19 Week Old Baby Development

Learn everything you need to know about your 19 week old baby. Track important developments and milestones such as talking, walking, growth, memory & more.

19 week old

Your Growing Baby

At this age, babies adore playtime, and games are a big hit—especially ones that involve grabbing and grasping, which help them hone fine motor skills. Try tossing a small soft ball into his lap, then see if he can find it and attempt to do the same. Tie an empty spool of thread from a ribbon and dangle it in front of him; he'll probably make a grab for it. Or show him how to use the toys he hasn't grown into yet, such as stacking rings or shape sorters. The clattering sound as you dump toys from a container might be far more amusing than trying to put them back in.
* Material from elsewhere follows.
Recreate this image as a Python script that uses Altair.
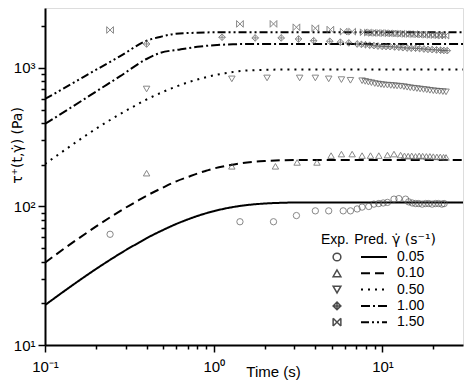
import altair as alt
import pandas as pd

FONT = "Liberation Sans"
SYMFONT = "DejaVu Sans"
rates = ["0.05", "0.10", "0.50", "1.00", "1.50"]

# ---- model predictions ----
pred_t_005 = [0.1, 0.13, 0.16, 0.2, 0.25, 0.3, 0.35, 0.4, 0.5, 0.6, 0.7, 0.8, 0.9, 1.0, 1.2, 1.4, 1.7, 2.0, 2.5, 3.0, 30]
pred_v_005 = [19.4, 24.5, 29.3, 35.3, 42.1, 48.3, 53.8, 59, 67.6, 74.8, 80.6, 85.4, 89.3, 92.5, 97.3, 100.5, 103.4, 105, 106.3, 106.8, 107]
pred_t_010 = [0.1, 0.13, 0.16, 0.2, 0.25, 0.3, 0.35, 0.4, 0.5, 0.6, 0.7, 0.8, 0.9, 1.0, 1.2, 1.4, 1.7, 2.0, 2.5, 3.0, 30]
pred_v_010 = [39.3, 49.7, 59.4, 71.5, 85.4, 97.9, 109, 119.5, 137, 152, 163, 173, 181, 188, 197, 204, 210, 213, 215.5, 216.5, 217]
pred_t_050 = [0.1, 0.13, 0.16, 0.2, 0.25, 0.3, 0.35, 0.4, 0.5, 0.6, 0.7, 0.8, 0.9, 1.0, 1.2, 1.4, 1.7, 2.0, 2.5, 3.0, 30]
pred_v_050 = [203, 254, 303, 363, 430, 489, 543, 592, 672, 735, 786, 826, 858, 884, 920, 948, 963, 970, 974, 975, 975]
pred_t_100 = [0.1, 0.147, 0.212, 0.279, 0.40, 0.48, 0.632, 0.832, 1.093, 1.3, 1.65, 30]
pred_v_100 = [394, 530, 705, 873, 1161, 1282, 1361, 1430, 1469, 1483, 1490, 1490]
pred_t_150 = [0.1, 0.147, 0.212, 0.279, 0.40, 0.48, 0.577, 0.776, 1.093, 30]
pred_v_150 = [597, 780, 1007, 1216, 1574, 1675, 1758, 1795, 1811, 1811]

exp_t_005 = [0.243, 1.43, 2.26, 3.09, 4.0, 4.8, 5.85, 6.46, 7.08, 7.57, 8.29, 8.89, 9.5,
             10.1, 10.7, 11.7, 12.5, 13.7, 14.3, 15.0, 15.7, 16.4, 17.2, 18.0, 18.8,
             19.7, 20.6, 21.5, 22.5, 23.2]
exp_v_005 = [63, 77.6, 77.6, 86, 93, 93, 93, 93, 96, 99, 100, 104, 105,
             106, 107, 113, 114, 113, 108, 106, 105, 105, 104, 105, 105,
             104, 105, 105, 104, 105]
exp_t_010 = [0.40, 1.28, 2.32, 3.12, 4.09, 4.96, 5.71, 6.61, 7.57, 8.49, 9.51, 10.7, 11.7,
             12.8, 13.5, 14.2, 14.9, 15.7, 16.5, 17.3, 18.2, 19.1, 20.0, 21.0, 22.0, 23.0, 23.8]
exp_v_010 = [174, 195, 195, 208, 208, 233, 239, 239, 233, 233, 233, 235, 239,
             235, 232, 231, 232, 230, 232, 231, 230, 230, 229, 228, 228, 227, 226]
exp_t_050 = [0.40, 1.28, 2.07, 3.23, 4.0, 4.8, 5.71, 6.46, 7.57, 7.9, 8.25, 8.6, 9.0, 9.4,
             9.8, 10.2, 10.7, 11.2, 11.7, 12.2, 12.8, 13.4, 14.0, 14.6, 15.3, 16.0, 16.7,
             17.5, 18.3, 19.1, 20.0, 20.9, 21.8, 22.8, 23.8]
exp_v_050 = [705, 834, 847, 847, 847, 834, 824, 815, 809, 800, 790, 783, 772, 766,
             760, 755, 752, 748, 745, 741, 738, 733, 726, 720, 714, 710, 705,
             700, 696, 690, 685, 681, 678, 675, 672]
exp_t_100 = [0.40, 1.12, 1.76, 2.51, 3.18, 3.91, 4.87, 5.63, 6.31, 7.08, 7.5, 7.93, 8.4,
             8.89, 9.4, 9.95, 10.5, 11.1, 11.8, 12.5, 13.2, 14.0, 14.8, 15.7, 16.6,
             17.6, 18.6, 19.7, 20.9, 22.1, 23.1, 24.2]
exp_v_100 = [1490, 1667, 1648, 1648, 1619, 1574, 1559, 1535, 1517, 1490, 1480, 1473, 1460,
             1449, 1440, 1433, 1428, 1425, 1418, 1412, 1400, 1394, 1390, 1388, 1380,
             1371, 1362, 1356, 1350, 1342, 1338, 1334]
exp_t_150 = [0.243, 1.43, 2.26, 3.09, 4.0, 4.91, 5.89, 6.61, 7.74, 8.2, 8.68, 9.2, 9.73,
             10.3, 10.9, 11.5, 12.2, 12.9, 13.7, 14.5, 15.4, 16.3, 17.2, 18.2, 19.3,
             20.4, 21.6, 22.6, 23.6]
exp_v_150 = [1880, 2080, 2080, 1968, 1937, 1892, 1829, 1829, 1811, 1800, 1790, 1790, 1790,
             1785, 1781, 1776, 1772, 1766, 1760, 1757, 1755, 1748, 1742, 1736, 1731,
             1728, 1726, 1718, 1712]

pred_df = pd.concat([
    pd.DataFrame({"t": pred_t_005, "tau": pred_v_005, "rate": "0.05"}),
    pd.DataFrame({"t": pred_t_010, "tau": pred_v_010, "rate": "0.10"}),
    pd.DataFrame({"t": pred_t_050, "tau": pred_v_050, "rate": "0.50"}),
    pd.DataFrame({"t": pred_t_100, "tau": pred_v_100, "rate": "1.00"}),
    pd.DataFrame({"t": pred_t_150, "tau": pred_v_150, "rate": "1.50"}),
])
exp_df = pd.concat([
    pd.DataFrame({"t": exp_t_005, "tau": exp_v_005, "rate": "0.05"}),
    pd.DataFrame({"t": exp_t_010, "tau": exp_v_010, "rate": "0.10"}),
    pd.DataFrame({"t": exp_t_050, "tau": exp_v_050, "rate": "0.50"}),
    pd.DataFrame({"t": exp_t_100, "tau": exp_v_100, "rate": "1.00"}),
    pd.DataFrame({"t": exp_t_150, "tau": exp_v_150, "rate": "1.50"}),
])

x_ticks = [0.1, 0.2, 0.3, 0.4, 0.5, 0.6, 0.7, 0.8, 0.9, 1, 2, 3, 4, 5, 6, 7, 8, 9, 10, 20]
y_ticks = [10, 20, 30, 40, 50, 60, 70, 80, 90, 100, 200, 300, 400, 500, 600, 700, 800, 900,
           1000, 2000]

# ---- styles ----
dashes = [[1, 0], [9, 5], [2, 5], [9, 3, 2, 3], [8, 3, 2, 3, 2, 3]]
diamond_cross = "M0,-1L1,0L0,1L-1,0Z M0,-1L0,1 M-1,0L1,0"
bowtie_x = "M-1,-1L1,1 M-1,1L1,-1 M-1,-1L-1,1 M1,-1L1,1"
shapes = ["circle", "triangle-up", "triangle-down", diamond_cross, bowtie_x]
sizes = [40, 45, 45, 65, 45]

W, H = 418, 337
xscale = alt.Scale(type="log", domain=[0.1, 30], nice=False)
yscale = alt.Scale(type="log", domain=[10, 2710], nice=False)
major_test = "abs(log(datum.value)/LN10 - round(log(datum.value)/LN10)) < 0.001"
tick_size = {"condition": {"test": major_test, "value": 7}, "value": 4}

xaxis = alt.Axis(
    values=x_ticks, title="Time (s)", tickSize=tick_size,
    labelExpr="datum.value == 0.1 ? '10⁻¹' : datum.value == 1 ? '10⁰' : datum.value == 10 ? '10¹' : ''",
    labelOverlap=False, labelFlush=False, grid=False,
    domainColor="black", domainWidth=2, tickColor="black", tickWidth=1.5,
    labelFont=FONT, labelFontSize=15, labelColor="black", labelPadding=7,
    titleFont=FONT, titleFontSize=15, titleFontWeight="normal", titleColor="black",
    titleX=228, titleY=26, titleAlign="center", titleBaseline="middle")
yaxis = alt.Axis(
    values=y_ticks, title="τ⁺(t,γ̇) (Pa)", tickSize=tick_size,
    labelExpr="datum.value == 10 ? '10¹' : datum.value == 100 ? '10²' : datum.value == 1000 ? '10³' : ''",
    labelOverlap=False, labelFlush=False, grid=False,
    domainColor="black", domainWidth=2, tickColor="black", tickWidth=1.5,
    labelFont=FONT, labelFontSize=15, labelColor="black", labelPadding=3,
    titleFont=SYMFONT, titleFontSize=14, titleFontWeight="normal", titleColor="black",
    titleX=-28, titleY=137, titleAngle=270, titleAlign="center", titleBaseline="middle")

lines = alt.Chart(pred_df).mark_line(color="black", strokeWidth=2, interpolate="monotone", clip=True).encode(
    x=alt.X("t:Q", scale=xscale, axis=xaxis),
    y=alt.Y("tau:Q", scale=yscale, axis=yaxis),
    strokeDash=alt.StrokeDash("rate:N", scale=alt.Scale(domain=rates, range=dashes), legend=None),
    detail="rate:N",
)
points = alt.Chart(exp_df).mark_point(filled=False, color="#555555", strokeWidth=1, clip=True).encode(
    x=alt.X("t:Q", scale=xscale),
    y=alt.Y("tau:Q", scale=yscale),
    shape=alt.Shape("rate:N", scale=alt.Scale(domain=rates, range=shapes), legend=None),
    size=alt.Size("rate:N", scale=alt.Scale(domain=rates, range=sizes), legend=None),
)

# ---- hand-made legend (pixel positions inside the plot) ----
legend_layers = []
header_labels = ["Exp.", "Pred.", "γ̇ (s⁻¹)"]
header_x = [290, 326, 347]
header_align = ["center", "center", "left"]
header_font = [FONT, FONT, SYMFONT]
for lab, hx, al, fnt in zip(header_labels, header_x, header_align, header_font):
    legend_layers.append(
        alt.Chart(pd.DataFrame({"lab": [lab]})).mark_text(
            font=fnt, fontSize=14, color="black", align=al, baseline="middle").encode(
            text="lab:N", x=alt.value(hx), y=alt.value(232)))
for i, r in enumerate(rates):
    yy = 249 + 16.3 * i
    d = pd.DataFrame({"rate": [r]})
    legend_layers.append(
        alt.Chart(d).mark_point(filled=False, color="black", strokeWidth=1.5, size=60,
                                shape=shapes[i]).encode(x=alt.value(292), y=alt.value(yy)))
    legend_layers.append(
        alt.Chart(d).mark_rule(color="black", strokeWidth=2, strokeDash=dashes[i]).encode(
            x=alt.value(316), x2=alt.value(342), y=alt.value(yy)))
    legend_layers.append(
        alt.Chart(d).mark_text(font=FONT, fontSize=14, color="black", align="left",
                               baseline="middle").encode(
            text="rate:N", x=alt.value(352), y=alt.value(yy)))

chart = alt.layer(lines, points, *legend_layers).properties(
    width=W, height=H,
    padding={"left": 37, "top": 0, "right": 3, "bottom": 36},
    autosize=alt.AutoSizeParams(type="none"),
).configure_view(stroke="black", strokeWidth=2).configure(background="white")

chart.save("out.html", embed_options={"renderer": "svg", "actions": False})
Of course, for your little one, every game is a learning experience. Researchers at the University of Washington in Seattle found that older babies who regularly played with blocks performed better on language tests than babies who didn't. One theory: The simple games encourage parent-baby bonding and reduce TV time or other activities that don't engage baby. They also stretch your baby's brain, encouraging your little one to make new mental leaps—a process that helps your baby's development across the board.

Your baby might approach games with an impressive sense of purpose; you might notice that he furrows his brow and looks like he's deeply concentrating, for example. All this fun is mentally hard work for a 4- or 5-month-old, so if he starts getting cranky, it could be a sign that he's had enough for now and needs a break or a nap.

Health and Safety Info

Hearing Check

Studies show that babies who are 4-1/2 months old recognize their own name—and they prefer hearing it over other sounds. By now, your baby is also expert at IDing your voice, and he'll usually turn his head when he hears it. Some babies take a little longer with these skills than others, but if your child doesn't seem responsive to your voice or doesn't start babbling within the next month or so, a hearing problem could be to blame.

Babies with hearing problems might still be startled by loud noises—the classic hearing test for infants—but they might have difficulty hearing low tones, understanding certain speech sounds, or imitating the sounds that make up speech. If you have any concerns, ask your pediatrician to do a hearing test. She'll use an otoscope to examine your baby for physical problems, such as a ruptured eardrum, or turn to one of two tests that screen small babies for hearing loss:

  • The auditory brain stem response (ABR) test uses electrodes to measure how your baby's auditory nerve reacts to sound.
  • The otoacoustic emissions (OAE) test uses microphones to measure the echo of sounds in your baby's ear canal. No echo signifies hearing loss.

If your baby does have hearing loss, treatments can include surgery for structural problems, ear tubes to remedy repeated ear infections, or speech therapy. But doctors agree that starting treatment before 6 months is best, so consult your pediatrician soon if you're concerned.


Baby's Changing Sleep Patterns

Ideally, your baby is sleeping through the night by now—and ideally, we'd also have world peace. Neither seems to be happening on quite the schedule we'd like. If your little one still wakes up one or more times a night, you might consider just letting him cry through it. The rationale is that all babies wake up several times during the night, but the difference between those who wail and those who simply drift back off to sleep is that the latter group has learned how to self-soothe rather than rely on you for comfort.

To make it work, pick a week when both you and your husband will be around; you'll need the extra hands on deck. At bedtime, go through your normal routine, including a warm bath and a few books. Once your little one seems drowsy but before he nods off, put him down in his crib. The clincher to the cry-it-out method is getting your baby accustomed to falling asleep on his own, instead of relying on being rocked, held, or fed to sleep (because he'll demand a repeat of that scenario in the middle of the night, and you'll have to get involved). He'll probably cry, and if it goes on for more than 10 minutes you might want to make a quick guest appearance, just to reassure him that you're still around. But don't pick him up, or you'll have to start the cycle all over.

It takes a certain amount of fortitude, since it's not easy listening to him sob, but you might be surprised to see the crying diminish each night. Within three days or a week, you should wake up at 7 a.m. totally amazed—and totally refreshed.